PROMPT » Reproduce word for word the lines from the beginning of the entries to the line with "x_ticks = [0, 5, 10, 15, 20, 25]", both included, but none of the pictures.

+-------+

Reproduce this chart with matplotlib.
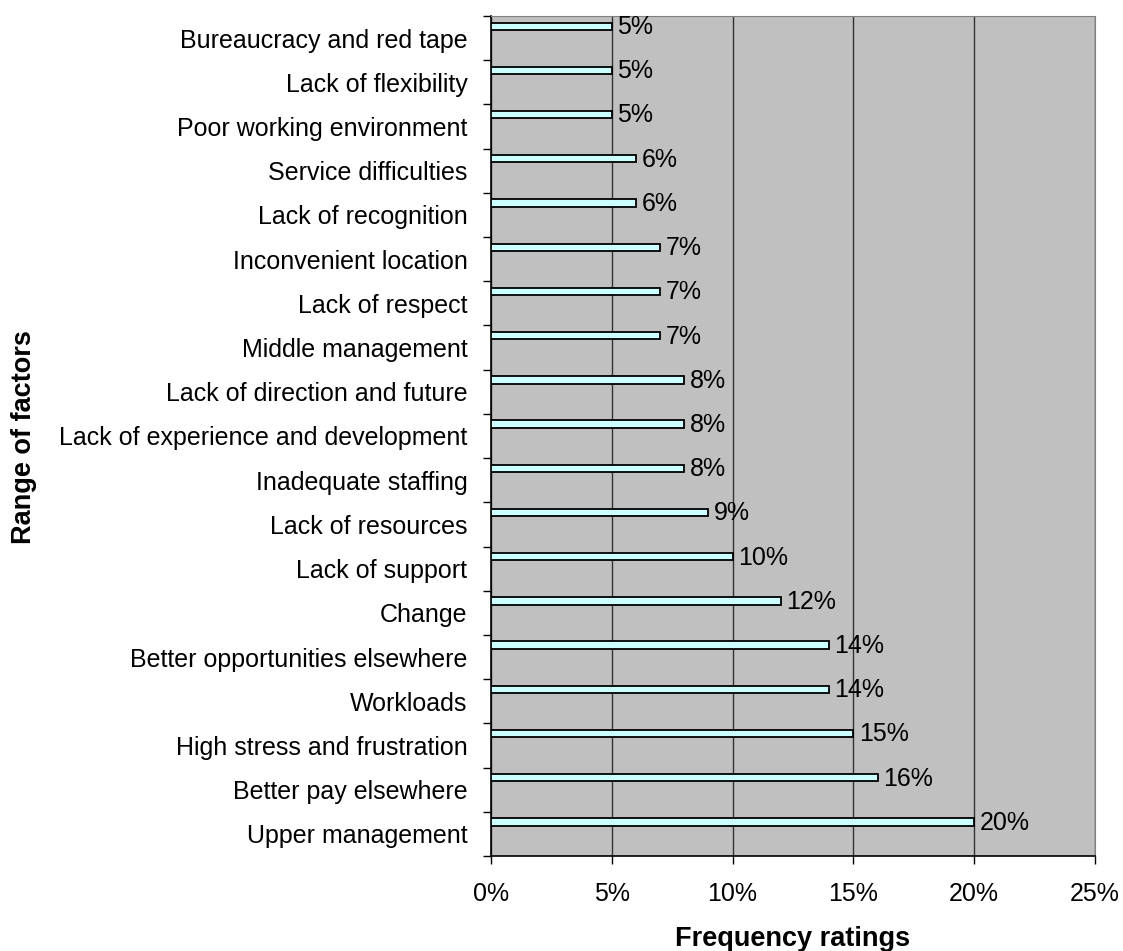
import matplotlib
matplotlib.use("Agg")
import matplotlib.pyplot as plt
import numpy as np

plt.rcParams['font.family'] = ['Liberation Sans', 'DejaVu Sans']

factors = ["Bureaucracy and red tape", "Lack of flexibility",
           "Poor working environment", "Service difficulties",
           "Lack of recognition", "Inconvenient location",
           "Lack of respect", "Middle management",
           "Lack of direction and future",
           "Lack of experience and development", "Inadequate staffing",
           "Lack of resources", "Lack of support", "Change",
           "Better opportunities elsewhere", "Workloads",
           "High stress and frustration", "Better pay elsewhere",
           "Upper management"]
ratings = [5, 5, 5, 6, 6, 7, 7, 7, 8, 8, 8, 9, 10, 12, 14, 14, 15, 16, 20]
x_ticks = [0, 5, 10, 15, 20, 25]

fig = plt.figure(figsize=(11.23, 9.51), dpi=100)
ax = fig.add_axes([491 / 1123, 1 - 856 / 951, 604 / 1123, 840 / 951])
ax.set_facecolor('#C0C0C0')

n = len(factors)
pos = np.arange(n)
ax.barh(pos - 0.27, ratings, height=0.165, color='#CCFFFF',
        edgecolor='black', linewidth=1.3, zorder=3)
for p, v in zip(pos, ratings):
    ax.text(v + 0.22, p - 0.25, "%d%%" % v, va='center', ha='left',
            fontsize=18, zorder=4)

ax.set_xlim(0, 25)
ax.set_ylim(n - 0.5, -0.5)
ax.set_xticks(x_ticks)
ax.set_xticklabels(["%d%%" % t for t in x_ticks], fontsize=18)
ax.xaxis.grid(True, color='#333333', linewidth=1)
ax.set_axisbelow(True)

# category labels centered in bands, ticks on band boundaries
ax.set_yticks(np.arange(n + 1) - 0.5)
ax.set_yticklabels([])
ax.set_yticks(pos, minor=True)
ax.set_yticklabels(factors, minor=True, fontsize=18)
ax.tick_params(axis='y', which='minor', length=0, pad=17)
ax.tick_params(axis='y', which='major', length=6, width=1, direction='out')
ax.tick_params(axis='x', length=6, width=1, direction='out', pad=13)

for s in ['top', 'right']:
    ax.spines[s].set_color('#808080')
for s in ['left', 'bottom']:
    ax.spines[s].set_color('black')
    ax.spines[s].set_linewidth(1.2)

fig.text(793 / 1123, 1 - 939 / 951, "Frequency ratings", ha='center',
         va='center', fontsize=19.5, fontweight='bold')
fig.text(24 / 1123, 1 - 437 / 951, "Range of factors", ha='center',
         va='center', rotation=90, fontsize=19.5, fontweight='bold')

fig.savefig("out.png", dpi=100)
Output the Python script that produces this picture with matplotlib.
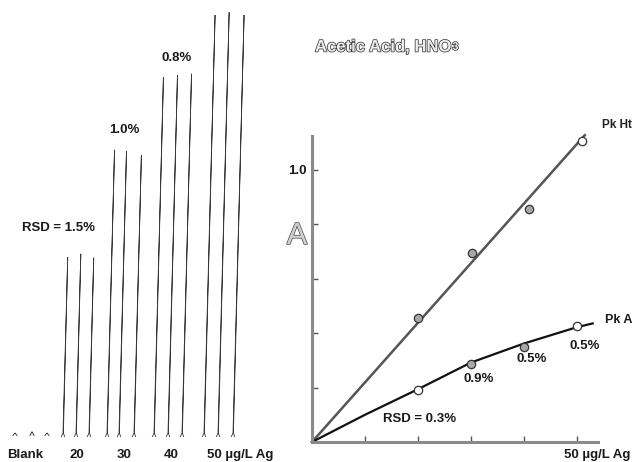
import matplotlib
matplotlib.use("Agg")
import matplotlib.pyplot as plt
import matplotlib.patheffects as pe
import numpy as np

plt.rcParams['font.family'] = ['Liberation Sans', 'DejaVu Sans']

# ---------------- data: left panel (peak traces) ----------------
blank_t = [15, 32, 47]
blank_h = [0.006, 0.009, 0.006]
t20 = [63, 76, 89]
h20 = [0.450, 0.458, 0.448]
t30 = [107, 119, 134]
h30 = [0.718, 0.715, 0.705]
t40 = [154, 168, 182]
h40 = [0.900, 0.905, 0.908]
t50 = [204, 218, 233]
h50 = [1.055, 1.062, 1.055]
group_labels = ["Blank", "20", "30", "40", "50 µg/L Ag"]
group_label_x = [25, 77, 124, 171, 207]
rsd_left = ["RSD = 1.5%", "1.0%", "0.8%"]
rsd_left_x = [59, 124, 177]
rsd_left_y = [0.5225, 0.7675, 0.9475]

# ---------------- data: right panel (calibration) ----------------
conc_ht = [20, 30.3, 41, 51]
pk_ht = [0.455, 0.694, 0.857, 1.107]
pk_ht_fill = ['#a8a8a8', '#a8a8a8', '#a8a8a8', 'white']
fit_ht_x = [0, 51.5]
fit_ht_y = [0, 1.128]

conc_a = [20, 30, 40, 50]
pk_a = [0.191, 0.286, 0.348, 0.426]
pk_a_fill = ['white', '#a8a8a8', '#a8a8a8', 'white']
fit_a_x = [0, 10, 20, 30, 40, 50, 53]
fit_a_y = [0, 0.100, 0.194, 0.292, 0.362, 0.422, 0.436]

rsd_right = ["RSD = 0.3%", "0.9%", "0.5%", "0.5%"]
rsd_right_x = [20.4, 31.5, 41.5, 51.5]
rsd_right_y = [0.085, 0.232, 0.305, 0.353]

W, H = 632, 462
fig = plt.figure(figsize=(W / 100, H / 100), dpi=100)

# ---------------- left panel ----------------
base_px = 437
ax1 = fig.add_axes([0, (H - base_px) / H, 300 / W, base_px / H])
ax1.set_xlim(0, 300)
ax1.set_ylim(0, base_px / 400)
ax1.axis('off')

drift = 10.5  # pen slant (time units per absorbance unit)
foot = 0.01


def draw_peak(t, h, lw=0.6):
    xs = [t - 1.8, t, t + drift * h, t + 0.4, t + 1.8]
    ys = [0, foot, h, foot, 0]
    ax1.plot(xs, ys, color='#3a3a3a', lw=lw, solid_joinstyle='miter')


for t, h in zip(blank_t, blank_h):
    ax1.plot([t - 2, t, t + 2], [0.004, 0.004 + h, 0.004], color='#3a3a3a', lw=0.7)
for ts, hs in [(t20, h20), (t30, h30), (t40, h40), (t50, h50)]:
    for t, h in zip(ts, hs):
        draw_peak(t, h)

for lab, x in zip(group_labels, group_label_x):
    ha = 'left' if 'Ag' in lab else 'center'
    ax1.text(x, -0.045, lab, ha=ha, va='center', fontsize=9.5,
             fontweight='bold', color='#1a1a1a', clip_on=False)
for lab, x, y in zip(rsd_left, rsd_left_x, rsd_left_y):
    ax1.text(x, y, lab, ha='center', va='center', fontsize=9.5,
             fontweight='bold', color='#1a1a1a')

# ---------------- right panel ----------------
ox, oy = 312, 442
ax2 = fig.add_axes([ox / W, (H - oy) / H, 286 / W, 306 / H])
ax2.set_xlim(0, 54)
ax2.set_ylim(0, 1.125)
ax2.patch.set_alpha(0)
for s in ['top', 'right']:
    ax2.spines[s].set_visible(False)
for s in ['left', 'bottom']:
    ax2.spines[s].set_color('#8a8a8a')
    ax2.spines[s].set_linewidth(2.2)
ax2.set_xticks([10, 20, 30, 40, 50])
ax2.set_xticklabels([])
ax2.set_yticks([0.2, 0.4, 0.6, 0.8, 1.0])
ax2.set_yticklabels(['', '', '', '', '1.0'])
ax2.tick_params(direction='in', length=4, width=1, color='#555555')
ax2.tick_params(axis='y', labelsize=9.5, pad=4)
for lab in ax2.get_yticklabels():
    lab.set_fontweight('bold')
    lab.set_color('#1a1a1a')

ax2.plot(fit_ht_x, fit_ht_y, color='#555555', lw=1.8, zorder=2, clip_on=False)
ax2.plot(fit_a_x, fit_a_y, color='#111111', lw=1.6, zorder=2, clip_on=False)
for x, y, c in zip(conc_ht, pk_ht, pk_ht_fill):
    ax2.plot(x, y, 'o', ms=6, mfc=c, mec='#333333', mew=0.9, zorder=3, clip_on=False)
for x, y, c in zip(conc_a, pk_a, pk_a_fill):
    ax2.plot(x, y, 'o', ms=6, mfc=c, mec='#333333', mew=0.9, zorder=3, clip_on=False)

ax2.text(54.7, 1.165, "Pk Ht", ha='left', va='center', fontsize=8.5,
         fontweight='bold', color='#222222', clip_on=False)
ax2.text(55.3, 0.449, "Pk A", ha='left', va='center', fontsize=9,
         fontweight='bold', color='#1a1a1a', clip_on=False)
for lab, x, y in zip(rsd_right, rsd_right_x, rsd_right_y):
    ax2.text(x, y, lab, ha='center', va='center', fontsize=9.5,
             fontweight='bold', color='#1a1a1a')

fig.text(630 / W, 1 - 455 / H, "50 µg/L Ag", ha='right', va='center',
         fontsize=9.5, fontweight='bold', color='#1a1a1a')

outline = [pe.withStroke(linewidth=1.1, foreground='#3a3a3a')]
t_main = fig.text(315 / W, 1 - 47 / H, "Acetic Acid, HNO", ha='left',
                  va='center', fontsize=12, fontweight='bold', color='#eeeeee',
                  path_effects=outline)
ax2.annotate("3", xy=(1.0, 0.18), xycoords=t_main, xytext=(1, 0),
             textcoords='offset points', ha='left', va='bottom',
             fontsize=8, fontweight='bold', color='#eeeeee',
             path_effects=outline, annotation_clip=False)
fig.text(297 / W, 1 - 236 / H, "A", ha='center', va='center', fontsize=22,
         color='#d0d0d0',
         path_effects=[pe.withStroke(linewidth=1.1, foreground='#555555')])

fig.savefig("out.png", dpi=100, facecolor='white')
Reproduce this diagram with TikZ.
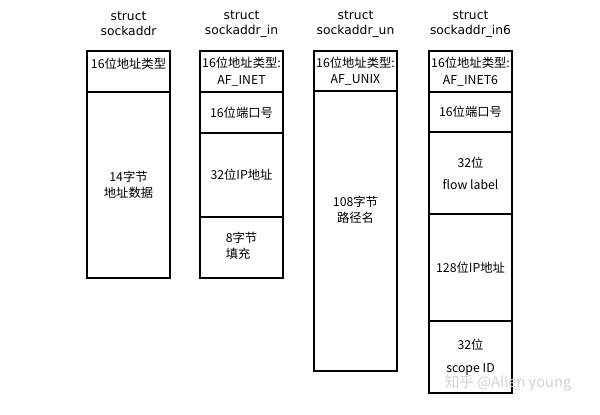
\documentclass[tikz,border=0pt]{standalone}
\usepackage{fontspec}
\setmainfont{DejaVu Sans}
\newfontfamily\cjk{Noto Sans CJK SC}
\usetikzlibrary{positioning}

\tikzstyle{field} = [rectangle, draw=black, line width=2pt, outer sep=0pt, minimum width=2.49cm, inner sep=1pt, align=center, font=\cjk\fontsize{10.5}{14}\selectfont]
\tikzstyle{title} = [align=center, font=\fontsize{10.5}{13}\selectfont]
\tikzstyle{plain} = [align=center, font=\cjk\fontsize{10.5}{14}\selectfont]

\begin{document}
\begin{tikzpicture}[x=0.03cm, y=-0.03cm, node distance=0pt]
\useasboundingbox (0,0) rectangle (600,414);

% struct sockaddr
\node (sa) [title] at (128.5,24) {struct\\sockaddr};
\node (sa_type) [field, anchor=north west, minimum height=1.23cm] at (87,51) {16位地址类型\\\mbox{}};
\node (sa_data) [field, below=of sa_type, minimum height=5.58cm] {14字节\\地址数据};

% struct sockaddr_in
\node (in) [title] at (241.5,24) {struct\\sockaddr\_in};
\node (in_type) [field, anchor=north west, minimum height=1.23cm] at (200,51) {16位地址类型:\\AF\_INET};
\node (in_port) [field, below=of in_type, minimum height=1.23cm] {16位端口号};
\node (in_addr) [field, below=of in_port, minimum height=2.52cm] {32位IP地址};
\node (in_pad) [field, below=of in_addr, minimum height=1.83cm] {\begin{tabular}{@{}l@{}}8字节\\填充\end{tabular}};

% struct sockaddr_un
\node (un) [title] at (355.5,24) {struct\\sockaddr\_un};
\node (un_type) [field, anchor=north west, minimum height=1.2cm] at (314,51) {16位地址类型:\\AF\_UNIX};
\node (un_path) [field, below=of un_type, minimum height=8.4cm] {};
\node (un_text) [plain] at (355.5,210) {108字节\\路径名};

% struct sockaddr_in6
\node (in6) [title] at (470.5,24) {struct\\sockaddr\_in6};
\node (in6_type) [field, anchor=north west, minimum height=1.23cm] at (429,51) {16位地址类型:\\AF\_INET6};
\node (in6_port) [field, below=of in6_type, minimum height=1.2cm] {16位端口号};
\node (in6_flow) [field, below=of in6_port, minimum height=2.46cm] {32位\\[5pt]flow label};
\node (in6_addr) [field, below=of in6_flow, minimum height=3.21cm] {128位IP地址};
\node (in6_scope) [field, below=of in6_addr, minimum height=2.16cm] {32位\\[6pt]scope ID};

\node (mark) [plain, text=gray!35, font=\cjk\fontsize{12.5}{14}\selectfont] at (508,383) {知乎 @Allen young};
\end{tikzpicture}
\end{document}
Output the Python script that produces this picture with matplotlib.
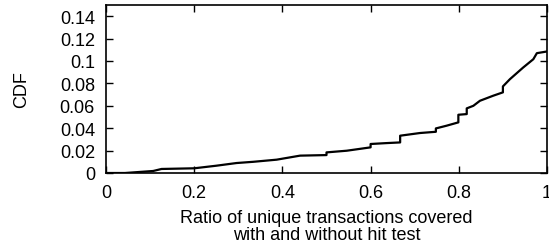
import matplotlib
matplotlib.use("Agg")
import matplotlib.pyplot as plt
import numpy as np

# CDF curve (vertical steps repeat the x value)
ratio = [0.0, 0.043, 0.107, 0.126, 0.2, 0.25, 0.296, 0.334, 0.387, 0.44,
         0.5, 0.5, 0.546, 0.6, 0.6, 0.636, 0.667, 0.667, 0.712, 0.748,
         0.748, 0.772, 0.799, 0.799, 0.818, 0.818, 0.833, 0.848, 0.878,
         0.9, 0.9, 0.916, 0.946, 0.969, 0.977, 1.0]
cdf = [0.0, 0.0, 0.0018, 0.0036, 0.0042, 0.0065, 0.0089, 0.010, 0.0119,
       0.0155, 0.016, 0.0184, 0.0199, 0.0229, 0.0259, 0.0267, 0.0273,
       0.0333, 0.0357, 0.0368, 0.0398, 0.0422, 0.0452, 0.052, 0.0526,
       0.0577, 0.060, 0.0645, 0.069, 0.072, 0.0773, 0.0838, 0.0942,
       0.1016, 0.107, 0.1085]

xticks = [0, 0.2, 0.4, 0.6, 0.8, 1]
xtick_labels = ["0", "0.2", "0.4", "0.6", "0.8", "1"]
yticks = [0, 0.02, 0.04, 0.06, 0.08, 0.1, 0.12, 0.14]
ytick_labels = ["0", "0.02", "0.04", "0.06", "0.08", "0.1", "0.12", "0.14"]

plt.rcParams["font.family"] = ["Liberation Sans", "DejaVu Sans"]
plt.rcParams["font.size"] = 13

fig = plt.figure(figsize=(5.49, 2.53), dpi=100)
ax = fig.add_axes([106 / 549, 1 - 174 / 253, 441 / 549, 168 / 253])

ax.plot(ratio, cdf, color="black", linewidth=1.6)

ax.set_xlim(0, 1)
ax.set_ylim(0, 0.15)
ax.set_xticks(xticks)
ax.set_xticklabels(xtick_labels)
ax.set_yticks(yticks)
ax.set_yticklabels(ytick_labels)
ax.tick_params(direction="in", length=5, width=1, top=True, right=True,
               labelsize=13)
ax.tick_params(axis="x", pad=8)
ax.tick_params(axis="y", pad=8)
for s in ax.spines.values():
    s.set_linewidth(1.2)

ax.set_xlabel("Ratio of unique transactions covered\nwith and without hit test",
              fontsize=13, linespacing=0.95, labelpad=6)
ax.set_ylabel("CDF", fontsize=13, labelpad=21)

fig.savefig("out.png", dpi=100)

+-------+

EXPECTED ANSWER »
Reproduce this chart with matplotlib.
import matplotlib
matplotlib.use("Agg")
import matplotlib.pyplot as plt
import numpy as np

plt.rcParams['font.family'] = ['Liberation Sans', 'DejaVu Sans']

factors = ["Bureaucracy and red tape", "Lack of flexibility",
           "Poor working environment", "Service difficulties",
           "Lack of recognition", "Inconvenient location",
           "Lack of respect", "Middle management",
           "Lack of direction and future",
           "Lack of experience and development", "Inadequate staffing",
           "Lack of resources", "Lack of support", "Change",
           "Better opportunities elsewhere", "Workloads",
           "High stress and frustration", "Better pay elsewhere",
           "Upper management"]
ratings = [5, 5, 5, 6, 6, 7, 7, 7, 8, 8, 8, 9, 10, 12, 14, 14, 15, 16, 20]
x_ticks = [0, 5, 10, 15, 20, 25]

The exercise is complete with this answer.